◆ Problem to solve: Give back only the lines from the one that contains "What D3.js code" through the one that contains "164, top: 1", word for word and without images.

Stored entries
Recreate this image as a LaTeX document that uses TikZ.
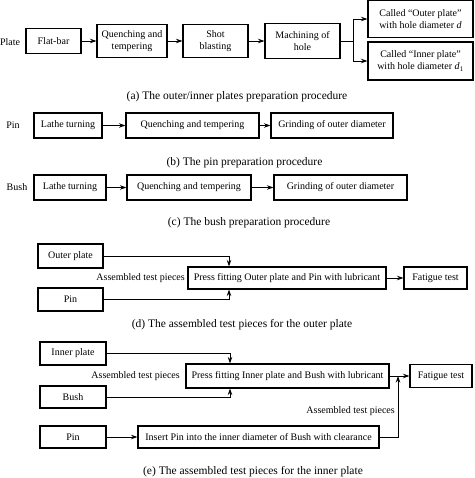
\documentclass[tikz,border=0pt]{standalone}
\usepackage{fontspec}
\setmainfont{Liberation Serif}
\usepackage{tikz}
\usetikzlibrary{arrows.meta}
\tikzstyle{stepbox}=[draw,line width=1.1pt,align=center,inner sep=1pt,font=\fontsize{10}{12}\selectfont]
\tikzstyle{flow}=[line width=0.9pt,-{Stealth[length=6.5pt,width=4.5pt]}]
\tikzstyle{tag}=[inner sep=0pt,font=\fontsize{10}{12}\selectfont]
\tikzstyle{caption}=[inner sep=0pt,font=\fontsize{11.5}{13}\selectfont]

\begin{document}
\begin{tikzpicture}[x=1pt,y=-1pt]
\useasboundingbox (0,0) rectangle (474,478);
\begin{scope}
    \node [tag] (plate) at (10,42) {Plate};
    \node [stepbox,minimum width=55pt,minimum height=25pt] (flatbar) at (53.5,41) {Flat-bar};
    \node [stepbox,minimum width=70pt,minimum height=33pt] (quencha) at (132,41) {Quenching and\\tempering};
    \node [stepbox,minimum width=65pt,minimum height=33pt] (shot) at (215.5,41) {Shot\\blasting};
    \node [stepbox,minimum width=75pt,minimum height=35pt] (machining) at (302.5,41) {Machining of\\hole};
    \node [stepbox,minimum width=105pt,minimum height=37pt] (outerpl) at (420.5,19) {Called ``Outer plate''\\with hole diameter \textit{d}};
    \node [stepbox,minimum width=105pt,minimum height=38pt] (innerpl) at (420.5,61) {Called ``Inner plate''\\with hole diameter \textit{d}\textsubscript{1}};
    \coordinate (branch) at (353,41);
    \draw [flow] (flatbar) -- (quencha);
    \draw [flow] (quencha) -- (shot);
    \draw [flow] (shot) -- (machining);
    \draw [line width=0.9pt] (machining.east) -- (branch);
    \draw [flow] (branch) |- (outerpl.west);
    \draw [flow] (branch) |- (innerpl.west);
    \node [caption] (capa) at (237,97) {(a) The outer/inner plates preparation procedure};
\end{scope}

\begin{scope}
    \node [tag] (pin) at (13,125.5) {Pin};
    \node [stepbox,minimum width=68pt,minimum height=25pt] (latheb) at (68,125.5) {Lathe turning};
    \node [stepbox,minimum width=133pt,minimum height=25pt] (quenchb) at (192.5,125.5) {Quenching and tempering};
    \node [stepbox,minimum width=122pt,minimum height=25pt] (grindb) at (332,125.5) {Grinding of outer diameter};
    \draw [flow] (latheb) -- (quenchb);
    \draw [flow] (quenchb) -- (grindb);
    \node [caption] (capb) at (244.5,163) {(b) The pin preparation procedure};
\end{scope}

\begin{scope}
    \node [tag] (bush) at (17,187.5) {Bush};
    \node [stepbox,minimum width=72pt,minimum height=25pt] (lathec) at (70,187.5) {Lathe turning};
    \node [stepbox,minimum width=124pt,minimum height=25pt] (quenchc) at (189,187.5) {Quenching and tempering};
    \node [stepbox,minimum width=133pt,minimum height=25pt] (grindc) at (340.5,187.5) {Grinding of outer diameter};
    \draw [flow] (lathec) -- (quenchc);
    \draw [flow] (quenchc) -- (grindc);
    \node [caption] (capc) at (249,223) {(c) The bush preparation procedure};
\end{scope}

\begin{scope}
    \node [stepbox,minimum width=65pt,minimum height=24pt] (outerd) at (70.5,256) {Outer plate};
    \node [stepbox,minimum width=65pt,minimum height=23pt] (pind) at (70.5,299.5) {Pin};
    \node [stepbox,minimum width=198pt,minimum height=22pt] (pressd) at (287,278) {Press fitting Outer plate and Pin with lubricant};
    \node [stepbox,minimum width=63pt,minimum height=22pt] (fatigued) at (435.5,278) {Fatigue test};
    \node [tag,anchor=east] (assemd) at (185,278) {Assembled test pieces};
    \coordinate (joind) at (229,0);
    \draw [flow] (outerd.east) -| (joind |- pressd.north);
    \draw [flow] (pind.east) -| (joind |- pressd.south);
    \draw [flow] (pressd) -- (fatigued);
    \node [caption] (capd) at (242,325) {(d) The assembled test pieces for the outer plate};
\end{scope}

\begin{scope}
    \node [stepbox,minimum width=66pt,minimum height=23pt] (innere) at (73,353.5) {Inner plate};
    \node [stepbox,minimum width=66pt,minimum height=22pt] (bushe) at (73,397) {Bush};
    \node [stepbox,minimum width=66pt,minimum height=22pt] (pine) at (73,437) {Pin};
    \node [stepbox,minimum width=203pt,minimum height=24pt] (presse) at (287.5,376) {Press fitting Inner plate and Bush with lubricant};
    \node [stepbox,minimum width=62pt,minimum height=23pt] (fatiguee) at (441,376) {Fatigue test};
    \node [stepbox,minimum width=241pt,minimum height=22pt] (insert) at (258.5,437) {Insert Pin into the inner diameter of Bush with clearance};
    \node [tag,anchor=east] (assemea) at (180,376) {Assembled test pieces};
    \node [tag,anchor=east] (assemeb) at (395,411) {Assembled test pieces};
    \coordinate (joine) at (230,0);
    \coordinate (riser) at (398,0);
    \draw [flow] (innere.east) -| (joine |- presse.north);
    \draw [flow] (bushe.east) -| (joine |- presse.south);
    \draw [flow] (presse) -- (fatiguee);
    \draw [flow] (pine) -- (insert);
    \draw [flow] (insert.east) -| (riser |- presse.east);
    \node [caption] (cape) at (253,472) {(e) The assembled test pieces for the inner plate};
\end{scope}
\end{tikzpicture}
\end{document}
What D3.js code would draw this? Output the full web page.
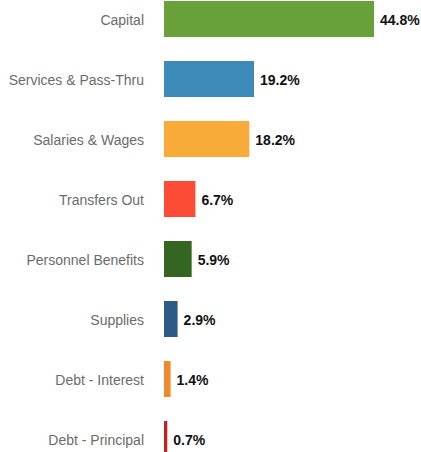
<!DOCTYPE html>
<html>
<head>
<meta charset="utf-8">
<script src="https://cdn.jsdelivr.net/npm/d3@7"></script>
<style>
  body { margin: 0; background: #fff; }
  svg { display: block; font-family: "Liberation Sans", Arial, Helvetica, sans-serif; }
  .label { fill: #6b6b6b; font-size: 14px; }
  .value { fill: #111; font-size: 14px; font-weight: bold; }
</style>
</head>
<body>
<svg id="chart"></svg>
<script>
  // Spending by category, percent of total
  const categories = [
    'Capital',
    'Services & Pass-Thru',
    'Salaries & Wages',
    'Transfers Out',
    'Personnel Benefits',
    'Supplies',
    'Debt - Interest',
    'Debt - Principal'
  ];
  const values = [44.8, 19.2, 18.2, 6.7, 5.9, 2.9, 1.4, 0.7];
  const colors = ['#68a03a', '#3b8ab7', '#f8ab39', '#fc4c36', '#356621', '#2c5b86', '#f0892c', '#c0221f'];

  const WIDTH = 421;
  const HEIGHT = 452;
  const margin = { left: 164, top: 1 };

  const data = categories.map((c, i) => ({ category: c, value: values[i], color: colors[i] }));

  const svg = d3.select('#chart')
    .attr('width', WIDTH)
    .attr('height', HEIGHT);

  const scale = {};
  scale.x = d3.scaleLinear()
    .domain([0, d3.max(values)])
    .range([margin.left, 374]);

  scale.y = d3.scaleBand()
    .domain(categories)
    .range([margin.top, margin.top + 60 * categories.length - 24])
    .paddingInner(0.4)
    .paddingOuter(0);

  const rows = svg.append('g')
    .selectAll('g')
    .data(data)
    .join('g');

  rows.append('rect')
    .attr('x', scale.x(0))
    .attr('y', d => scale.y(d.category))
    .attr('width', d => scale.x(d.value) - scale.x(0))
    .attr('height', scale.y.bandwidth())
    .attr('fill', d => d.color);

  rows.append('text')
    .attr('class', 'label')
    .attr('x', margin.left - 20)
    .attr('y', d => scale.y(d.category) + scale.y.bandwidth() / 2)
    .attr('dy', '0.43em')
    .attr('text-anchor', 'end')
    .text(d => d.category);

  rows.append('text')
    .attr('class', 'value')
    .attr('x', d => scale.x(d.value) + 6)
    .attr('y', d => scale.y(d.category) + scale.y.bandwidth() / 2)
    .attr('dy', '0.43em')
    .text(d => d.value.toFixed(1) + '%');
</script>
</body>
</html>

◆ Written response:
What D3.js code would draw this? Output the full web page.
<!DOCTYPE html>
<html>
<head>
<meta charset="utf-8">
<script src="https://cdn.jsdelivr.net/npm/d3@7"></script>
<style>
  body { margin: 0; background: #fff; }
  svg { display: block; font-family: "Liberation Sans", Arial, Helvetica, sans-serif; }
  .label { fill: #6b6b6b; font-size: 14px; }
  .value { fill: #111; font-size: 14px; font-weight: bold; }
</style>
</head>
<body>
<svg id="chart"></svg>
<script>
  // Spending by category, percent of total
  const categories = [
    'Capital',
    'Services & Pass-Thru',
    'Salaries & Wages',
    'Transfers Out',
    'Personnel Benefits',
    'Supplies',
    'Debt - Interest',
    'Debt - Principal'
  ];
  const values = [44.8, 19.2, 18.2, 6.7, 5.9, 2.9, 1.4, 0.7];
  const colors = ['#68a03a', '#3b8ab7', '#f8ab39', '#fc4c36', '#356621', '#2c5b86', '#f0892c', '#c0221f'];

  const WIDTH = 421;
  const HEIGHT = 452;
  const margin = { left: 164, top: 1 };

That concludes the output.